The reason that the opinions of Ms. Geimer are of little importance to the guilt that Polanski bears, is because the U.S. is a country where what matters is the Rule of Law, not the Rule of Man. That being said, the criminal justice system does not ebb and flow on the whims of individuals, but is codified by more than just the victim, or any other individual’s opinion on the matter at hand.
Amongst lying to her to get her to the house, drugging her, and raping her, Geimer said “no” at the time of the incident. Ignoring Ms. Geimer’s age at the time, that is the point at which it became a crime. Regarding her young age, that made it a crime even doubly so. Ms. Geimer’s feeling toward Polanski at this point in time are completely irrelevant to the crime that was committed.
I certainly would not want to live in a society where punishments are meted out based on how we feel about convicted criminals. Would you?
That is how juries decide punishments, and that is how judges decide punishments. Operating within statutory guidelines, they have much leeway in meting out sentences, all depending how they feel about the perpetrator and his crime. The judge in Polanski’s case had the option of a sentence going all the way from no jail time to 50 years in prison, all depending how he felt about Polanski and the crime.

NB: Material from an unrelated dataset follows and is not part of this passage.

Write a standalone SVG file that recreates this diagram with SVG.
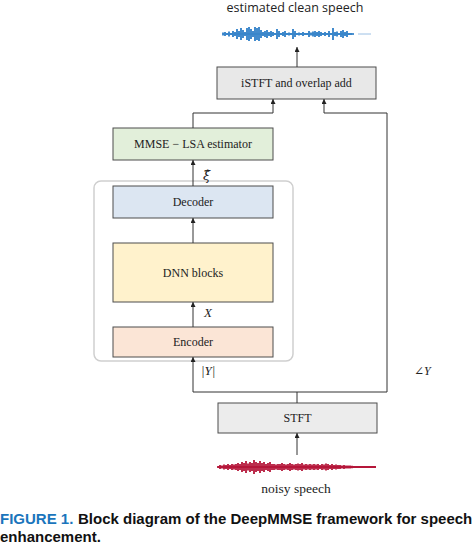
<svg xmlns="http://www.w3.org/2000/svg" width="474" height="545" viewBox="0 0 474 545">
<style>
.box{stroke:#4d4d4d;stroke-width:1}
.lbl{font-family:"Liberation Serif","DejaVu Serif",serif;font-size:12px;fill:#222;text-anchor:middle}
.math{font-family:"Liberation Serif","DejaVu Serif",serif;font-style:italic;font-size:13px;fill:#222}
.conn{fill:none;stroke:#333;stroke-width:1}
.cap{font-family:"Liberation Sans","Open Sans",sans-serif;font-weight:bold;font-size:15px;fill:#111}
.wb{fill:none;stroke:#2f7fc8;stroke-width:1.8}
.wr{fill:none;stroke:#b5173a;stroke-width:1.8}
</style>
<defs>
<marker id="ah" viewBox="0 0 6 6" refX="6" refY="3" markerWidth="5" markerHeight="5" orient="auto" markerUnits="userSpaceOnUse">
<path d="M0,0 L6,3 L0,6 z" fill="#222"/>
</marker>
</defs>
<rect width="474" height="545" fill="#fff"/>

<g id="out-label"><text x="295" y="12" style="font-family:'Open Sans','Liberation Sans',sans-serif;font-size:12.5px;fill:#222;text-anchor:middle">estimated clean speech</text></g>
<g id="clean-wave">
<line x1="223" y1="34" x2="354" y2="34" stroke="#2f7fc8" stroke-width="1.2"/>
<path class="wb" d="M223 32.5v3 M225 32v4 M227 33v2 M229 31.5v5 M231 33v2 M233 31v6 M235 32v4 M237 29v10 M239 31v6 M241 28v12 M243 30v8 M245 32v4 M247 28v12 M249 27v14 M251 29v10 M253 31v6 M255 27v14 M257 28v12 M259 27v14 M261 30v8 M263 32v4 M265 31v6 M267 30v8 M269 32v4 M271 31v6 M273 32v4 M275 33v2 M277 29v10 M279 31v6 M281 33v2 M283 32v4 M285 31v6 M287 33v2 M289 32.5v3 M291 33v2 M293 29v10 M295 31v6 M297 33v2 M299 32.5v3 M301 33v2 M303 32v4 M305 33v2 M307 33v2 M309 31v6 M311 32.5v3 M313 31.5v5 M315 31v6 M317 32v4 M319 31v6 M321 32v4 M323 33v2 M325 32v4 M327 33v2 M329 31v6 M331 33v2 M333 28v12 M335 32v4 M337 31.5v5 M339 33v2 M341 31v6 M343 30v8 M345 32v4 M347 31v6 M349 33v2 M351 33v2 M353 33.2v1.6"/>
<line x1="358" y1="34" x2="371" y2="34" stroke="#9cc0e4" stroke-width="1"/>
</g>

<g id="istft"><rect class="box" x="217" y="67" width="159" height="32" fill="#e8e8e8"/><text class="lbl" x="296.5" y="87">iSTFT and overlap add</text></g>
<g id="mmse"><rect class="box" x="113" y="128" width="160" height="32" fill="#e2efda"/><text class="lbl" x="193" y="148">MMSE − LSA estimator</text></g>
<g id="dnn-group"><rect x="94" y="181" width="199" height="180" rx="7" fill="none" stroke="#cfcfcf" stroke-width="1.5"/></g>
<g id="decoder"><rect class="box" x="113" y="186" width="160" height="32" fill="#dce6f2"/><text class="lbl" x="193" y="206">Decoder</text></g>
<g id="dnn"><rect class="box" x="113" y="243" width="160" height="59" fill="#fff2cc"/><text class="lbl" x="193" y="277">DNN blocks</text></g>
<g id="encoder"><rect class="box" x="113" y="327" width="160" height="30" fill="#fbe5d6"/><text class="lbl" x="193" y="346">Encoder</text></g>
<g id="stft"><rect class="box" x="218" y="403" width="159" height="30" fill="#ececec"/><text class="lbl" x="297.5" y="422">STFT</text></g>

<g id="noisy-wave">
<line x1="218" y1="467" x2="376" y2="467" stroke="#b5173a" stroke-width="2"/>
<path class="wr" d="M218 466v2 M220 465v4 M222 465.5v3 M224 464.5v5 M226 465v4 M228 464v6 M230 465v4 M232 464v6 M234 464.5v5 M236 464v6 M238 463v8 M240 464v6 M242 462v10 M244 463v8 M246 461v12 M248 463.5v7 M250 462v10 M252 463v8 M254 460v14 M256 462v10 M258 463v8 M260 461v12 M262 463v8 M264 462v10 M266 464v6 M268 463v8 M270 462v10 M272 464v6 M274 464v6 M276 464.5v5 M278 464v6 M280 464v6 M282 463v8 M284 464v6 M286 464.5v5 M288 464v6 M290 463v8 M292 464v6 M294 464.5v5 M296 464v6 M298 463.5v7 M300 464v6 M302 463v8 M304 464.5v5 M306 464v6 M308 464.5v5 M310 464v6 M312 464.5v5 M314 464v6 M316 464.5v5 M318 464v6 M320 465v4 M322 464v6 M324 464.5v5 M326 463.5v7 M328 464v6 M330 465v4 M332 464v6 M334 465v4 M336 464.5v5 M338 465v4 M340 465v4 M342 465.5v3 M344 465v4 M346 465.5v3 M348 465.5v3 M350 465.5v3 M352 465.8v2.4"/>
</g>
<g id="in-label"><text x="296" y="493" style="font-family:'Liberation Serif','DejaVu Serif',serif;font-size:13.5px;fill:#222;text-anchor:middle">noisy speech</text></g>

<g id="connectors">
<line class="conn" x1="297" y1="67" x2="297" y2="47" marker-end="url(#ah)"/>
<polyline class="conn" points="193,128 193,113 273,113 273,99" marker-end="url(#ah)"/>
<polyline class="conn" points="387,392 387,113 324,113 324,99" marker-end="url(#ah)"/>
<line class="conn" x1="193" y1="186" x2="193" y2="160" marker-end="url(#ah)"/>
<line class="conn" x1="193" y1="243" x2="193" y2="218" marker-end="url(#ah)"/>
<line class="conn" x1="193" y1="327" x2="193" y2="302" marker-end="url(#ah)"/>
<polyline class="conn" points="297,403 297,392 193,392 193,357" marker-end="url(#ah)"/>
<line class="conn" x1="297" y1="392" x2="387" y2="392"/>
<line class="conn" x1="297" y1="455" x2="297" y2="433" marker-end="url(#ah)"/>
</g>

<g id="labels">
<text x="203" y="180" style="font-family:'DejaVu Serif',serif;font-style:italic;font-size:13px;fill:#222">ξ̂</text>
<text class="math" x="204" y="317">X</text>
<text class="math" x="201" y="375">|Y|</text>
<text class="math" x="414" y="375" style="font-size:12px">∠Y</text>
</g>

<g id="caption">
<text class="cap" x="0" y="524" style="fill:#1a75bc">FIGURE 1.</text>
<text class="cap" x="78" y="524">Block diagram of the DeepMMSE framework for speech</text>
<text class="cap" x="0" y="542">enhancement.</text>
</g>
</svg>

So yes, we do live in a society where punsihments are meted out based on how we feel about criminals.
If we didn’t care about how victims feel about convicted criminals, we wouldn’t have laws that gave victims the right to testify at sentencing and parole hearings. Nobody has advocated removing the judge from acting as intermediary in this process. But I have advocated that, given the great leeway allowed in sentencing, the judicial system put great weight upon the victim’s statement in this particular case.
Ok, so lets say Polanski returns to the U.S, turns himself into the authorities for whatever punishment they will give him, and apologies profusesly for what he did back in 1977?